RLLMUK is an internet discussion forum that primarily contains discussion about video games, although many other topics of discussion have developed over the years. It was founded in 2003 by Rob Purnell, in response to the closure of the Edge discussion forums. The initial folder structure, moderator list, and rules were heavily influenced by those on the Edge forums.

The site is considered to be "one of the largest and most varied video games forums" and has a UK and European focus to its postings.

==Incorporation==

In mid-2009, Rob Purnell stated that he wished to step down from running the server, and sought bids from others to take on the forum. After considering a number of bids, a consortium led by Graham Stock was chosen.
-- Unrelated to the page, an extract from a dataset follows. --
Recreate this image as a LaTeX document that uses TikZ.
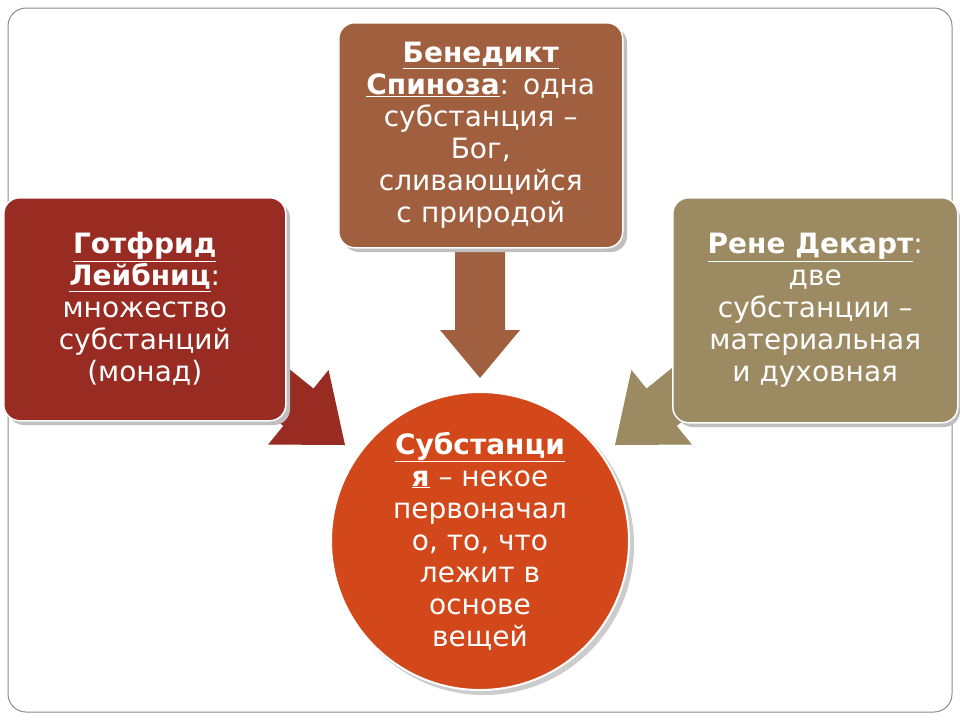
\documentclass[tikz,border=0pt]{standalone}
\usepackage{fontspec}
\setmainfont{DejaVu Sans}
\begin{document}
\begin{tikzpicture}[x=1pt,y=-1pt,
  box/.style={rounded corners=16pt,draw=white,line width=1.5pt,text=white,align=center,font=\fontsize{28}{32}\selectfont},
  shad/.style={fill=black!25,rounded corners=16pt}]
\useasboundingbox (0,0) rectangle (960,720);
\fill[white] (0,0) rectangle (960,720);
\draw[black!45,line width=1pt,rounded corners=18pt,fill=white] (8,8) rectangle (952,712);
\definecolor{cL}{HTML}{982B22}
\definecolor{cT}{HTML}{A0603F}
\definecolor{cR}{HTML}{9C8A63}
\definecolor{cC}{HTML}{D2481A}
% arrows
\fill[cT] (455,240) -- (505,240) -- (505,330) -- (520,330) -- (480,378) -- (440,330) -- (455,330) -- cycle;
\begin{scope}[shift={(345,445)},rotate=-39]
\fill[cL] (0,0) -- (-60,-48) -- (-60,-24) -- (-160,-24) -- (-160,24) -- (-60,24) -- (-60,48) -- cycle;
\end{scope}
\begin{scope}[shift={(615,445)},rotate=-141]
\fill[cR] (0,0) -- (-60,-48) -- (-60,-24) -- (-160,-24) -- (-160,24) -- (-60,24) -- (-60,48) -- cycle;
\end{scope}
% boxes
\fill[shad] (8,202) rectangle (290,425);
\node[box,fill=cL,minimum width=282pt,minimum height=223pt,anchor=north west] (L) at (3,197)
 {\textbf{\underline{Готфрид}}\\\textbf{\underline{Лейбниц}}:\\множество\\субстанций\\(монад)};
\fill[shad] (343,27) rectangle (627,252);
\node[box,fill=cT,minimum width=284pt,minimum height=225pt,anchor=north west,text width=270pt] (T) at (338,22)
 {\textbf{\underline{Бенедикт}}\\\textbf{\underline{Спиноза}}: одна\\субстанция –\\Бог,\\сливающийся\\с природой};
\fill[shad] (677,202) rectangle (960,427);
\node[box,fill=cR,minimum width=285pt,minimum height=225pt,anchor=north west] (R) at (672,197)
 {\textbf{\underline{Рене Декарт}}:\\две\\субстанции –\\материальная\\и духовная};
\fill[black!20] (484,545) circle (150);
\node[circle,fill=cC,draw=white,line width=2pt,minimum size=298pt,text=white,align=center,
 font=\fontsize{28}{32}\selectfont,inner sep=0pt] (C) at (480,541)
 {\textbf{\underline{Субстанци}}\\\textbf{\underline{я}} – некое\\первоначал\\о, то, что\\лежит в\\основе\\вещей};
\end{tikzpicture}
\end{document}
This consortium aimed to run the forum as a community-owned website, and set out to raise funds for this to happen.

By March 2010, the community had been registered as an industrial and provident society and had raised sufficient funds to ensure its future for at least two years. Voluntary membership fees continue to cover running costs, and there are annual elections for the committee who manage the forum and fulfil the society requirements.

==Structure==

The forum runs on Invision Power Board software. While the main focus of the forum has always been around videogaming and there are over 3 million posts on this topic, it also includes a number of folders for non-gaming activities, including film and TV, music, sport, creative arts, health/fitness, trading and a lively off-topic section for members. As is typical of internet discussion forums, there are a number of long-running jokes and occasional meets.

==Yoñlu==

In 2006, the musician Vinicius Gageiro Marques (signed to the label Luaka Bop) used to frequent RLLMUK under his screen and artist name of Yoñlu. He created a thread name "Thread in which Yoñlu posts some of his songs" where he received feedback and encouragement from fellow users, while hinting his condition and intentions of committing suicide. On one occasion, he said "Quick, someone say something really nice about my songs before I decide to KILL MYSELF". Despite receiving messages of support, and postponing his plans as a result, Marques eventually did not post again and it emerged that he had committed suicide a few weeks later.